First of all, natural heat dissipation is the basic way for hub motor to dissipate heat. The motor housing is usually made of metal materials with certain thermal conductivity, such as aluminum alloy. By increasing the contact area between the housing and the air, such as designing heat dissipation fins or using special textured surfaces, heat can be naturally transferred from the inside of the motor to the housing and dissipated into the surrounding air. However, the natural heat dissipation capacity is limited, and it is often difficult to meet the heat dissipation requirements under high load or long-term operation.
Forced air cooling is one of the more commonly used heat dissipation methods. A fan is installed inside or near the hub motor. When the motor is running, the fan rotates with it, accelerating the air flow and taking away more heat. This method has a relatively simple structure and low cost. However, the energy consumption, noise and reliability of the fan under complex road conditions are issues that need to be considered. For example, on off-road or bumpy roads, the fan may fail due to vibration, affecting the heat dissipation effect.

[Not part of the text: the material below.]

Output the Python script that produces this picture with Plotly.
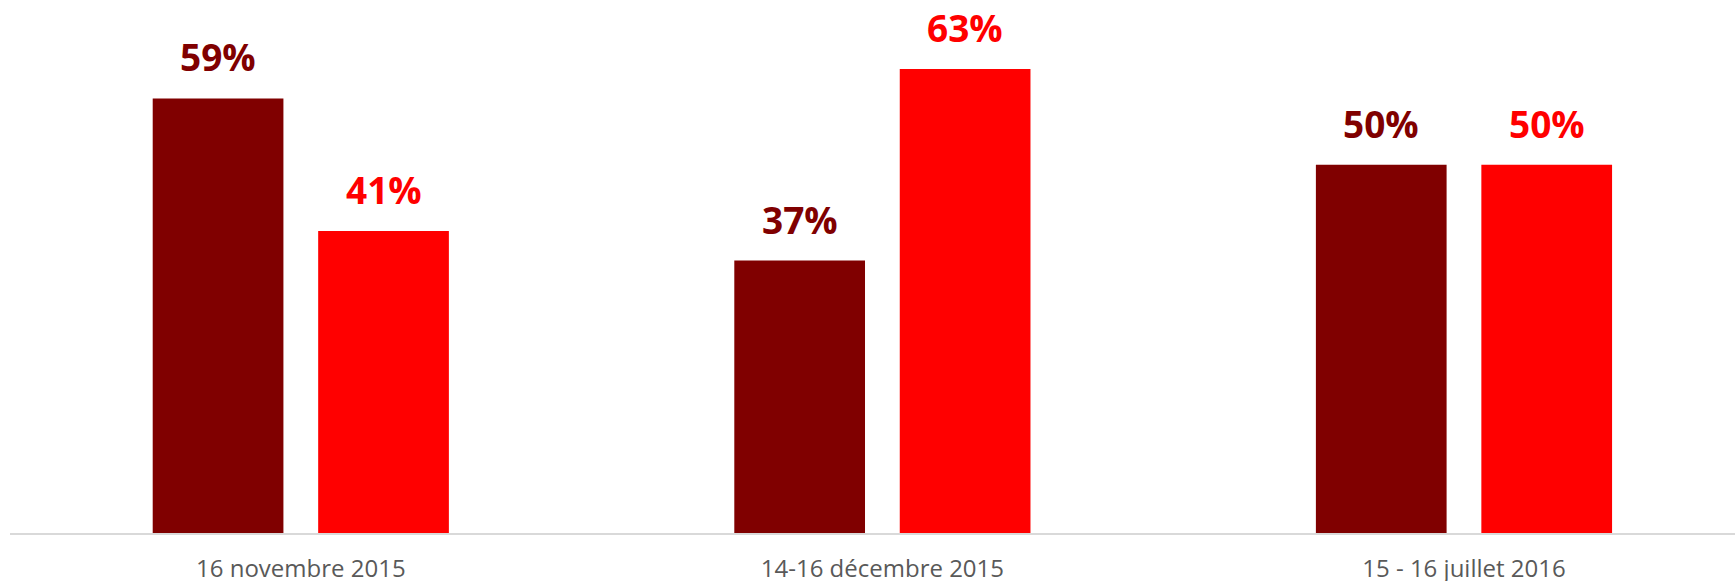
import plotly.graph_objects as go

categories = ["16 novembre 2015", "14-16 décembre 2015", "15 - 16 juillet 2016"]
series_a = [59, 37, 50]
series_b = [41, 63, 50]
colors = ["#800000", "#FF0000"]

bargap = 0.431
bargroupgap = 0.21

fig = go.Figure()
fig.add_bar(x=categories, y=series_a, marker_color=colors[0], marker_line_width=0, name="A")
fig.add_bar(x=categories, y=series_b, marker_color=colors[1], marker_line_width=0, name="B")

half_slot = (1 - bargap) / 4
for s_idx, (vals, col) in enumerate([(series_a, colors[0]), (series_b, colors[1])]):
    off = -half_slot if s_idx == 0 else half_slot
    for i, v in enumerate(vals):
        fig.add_annotation(
            x=i + off, y=v, xref="x", yref="y",
            text=f"<b>{v}%</b>", showarrow=False,
            yanchor="bottom", yshift=14,
            font=dict(family="Open Sans", size=37, color=col),
        )

fig.update_layout(
    width=1735, height=581,
    margin=dict(l=10, r=0, t=0, b=48),
    paper_bgcolor="white", plot_bgcolor="white",
    barmode="group", bargap=bargap, bargroupgap=bargroupgap,
    showlegend=False,
    xaxis=dict(
        type="category", range=[-0.5, 2.466], automargin=False,
        showline=True, linecolor="#d9d9d9", linewidth=2,
        showgrid=False, ticks="", zeroline=False,
        tickfont=dict(family="Open Sans", size=24, color="#595959"),
        ticklabelstandoff=13,
    ),
    yaxis=dict(range=[0, 72.37], visible=False, showgrid=False, zeroline=False,
               automargin=False),
)

fig.write_html(
    "out.html",
    config={"displayModeBar": False},
    post_script="document.body.style.margin='0px';document.body.style.overflow='hidden';",
)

Liquid cooling provides a more efficient solution. By setting a coolant circulation channel inside the motor, the coolant absorbs the heat generated by the motor, and then exchanges heat with the air in the radiator to dissipate the heat. The liquid cooling system can accurately control the temperature and adapt to high-power and long-term operation conditions. However, the structure of the liquid cooling system is complex and requires additional coolant circulation pumps, radiators and other components, which increases the cost and maintenance difficulty.

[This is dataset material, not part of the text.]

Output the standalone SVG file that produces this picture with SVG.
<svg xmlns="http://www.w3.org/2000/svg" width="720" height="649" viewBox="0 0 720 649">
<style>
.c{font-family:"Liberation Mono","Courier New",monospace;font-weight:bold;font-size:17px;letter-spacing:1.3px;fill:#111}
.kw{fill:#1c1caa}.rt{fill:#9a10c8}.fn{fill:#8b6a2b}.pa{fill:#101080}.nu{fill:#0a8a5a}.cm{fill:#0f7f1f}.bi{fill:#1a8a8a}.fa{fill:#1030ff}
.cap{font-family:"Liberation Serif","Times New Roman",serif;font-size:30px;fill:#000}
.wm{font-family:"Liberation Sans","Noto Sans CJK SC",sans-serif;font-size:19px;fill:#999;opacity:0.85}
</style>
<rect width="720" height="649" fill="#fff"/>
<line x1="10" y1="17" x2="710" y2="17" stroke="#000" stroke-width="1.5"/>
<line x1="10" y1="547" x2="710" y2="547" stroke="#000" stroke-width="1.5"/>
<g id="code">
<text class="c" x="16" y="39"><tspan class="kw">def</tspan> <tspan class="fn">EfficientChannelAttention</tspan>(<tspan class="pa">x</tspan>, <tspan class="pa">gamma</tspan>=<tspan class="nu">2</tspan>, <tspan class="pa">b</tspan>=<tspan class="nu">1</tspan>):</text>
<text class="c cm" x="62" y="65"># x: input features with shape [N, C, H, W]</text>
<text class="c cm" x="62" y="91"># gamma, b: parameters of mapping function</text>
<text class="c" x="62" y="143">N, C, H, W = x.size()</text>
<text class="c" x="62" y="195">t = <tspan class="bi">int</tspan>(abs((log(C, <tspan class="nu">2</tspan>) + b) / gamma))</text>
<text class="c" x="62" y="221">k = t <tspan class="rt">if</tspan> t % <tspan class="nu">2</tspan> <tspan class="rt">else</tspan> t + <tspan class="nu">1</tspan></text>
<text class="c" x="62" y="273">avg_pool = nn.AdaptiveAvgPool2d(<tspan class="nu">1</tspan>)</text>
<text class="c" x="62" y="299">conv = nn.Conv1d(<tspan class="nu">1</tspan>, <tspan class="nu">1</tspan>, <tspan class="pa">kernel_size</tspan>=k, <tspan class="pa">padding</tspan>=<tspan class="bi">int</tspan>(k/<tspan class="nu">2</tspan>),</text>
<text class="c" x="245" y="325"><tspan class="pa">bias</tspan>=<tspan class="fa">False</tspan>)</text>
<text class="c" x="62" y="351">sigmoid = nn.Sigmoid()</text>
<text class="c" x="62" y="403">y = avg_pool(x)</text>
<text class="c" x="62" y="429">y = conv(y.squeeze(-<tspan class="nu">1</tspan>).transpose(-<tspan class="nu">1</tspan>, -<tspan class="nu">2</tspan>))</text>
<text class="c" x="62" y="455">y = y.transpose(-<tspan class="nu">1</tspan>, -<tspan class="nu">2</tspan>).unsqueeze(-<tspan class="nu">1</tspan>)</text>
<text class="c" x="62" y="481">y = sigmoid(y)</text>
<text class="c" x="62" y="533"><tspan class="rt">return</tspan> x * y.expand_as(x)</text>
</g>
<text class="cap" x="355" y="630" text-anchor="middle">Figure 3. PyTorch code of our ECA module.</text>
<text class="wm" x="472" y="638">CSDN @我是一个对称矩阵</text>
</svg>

In terms of temperature control strategy, temperature sensors play a key role. Temperature sensors installed in key parts of the motor monitor the motor temperature in real time and transmit data to the motor control system. When the temperature reaches the set warning value, the control system will take corresponding measures. For example, reduce the motor power output to reduce heat generation; or increase the fan speed and increase the coolant flow to enhance the heat dissipation capacity.
In terms of software algorithms, an intelligent temperature control algorithm is used. The algorithm predicts the trend of motor temperature changes based on the real-time operating status of the motor, such as speed, load, ambient temperature and other factors, and adjusts the heat dissipation strategy in advance. For example, before the vehicle climbs a slope, the temperature rise caused by the increase in motor load is estimated based on the slope and speed, and the heat dissipation is increased in advance.
In addition, the selection of insulation materials for the motor is also closely related to heat dissipation and temperature control. High temperature resistant insulation materials can maintain good performance at higher temperatures, reducing the risk of insulation failure due to excessive temperature, thereby ensuring safe and stable operation of the motor.
The heat dissipation mechanism and temperature control strategy of the hub motor need to comprehensively consider a variety of factors, from the choice of heat dissipation method, temperature monitoring and control methods to the coordination of insulation materials, to ensure that the hub motor can be maintained in a suitable temperature range under various working conditions, to achieve optimal performance and extend service life.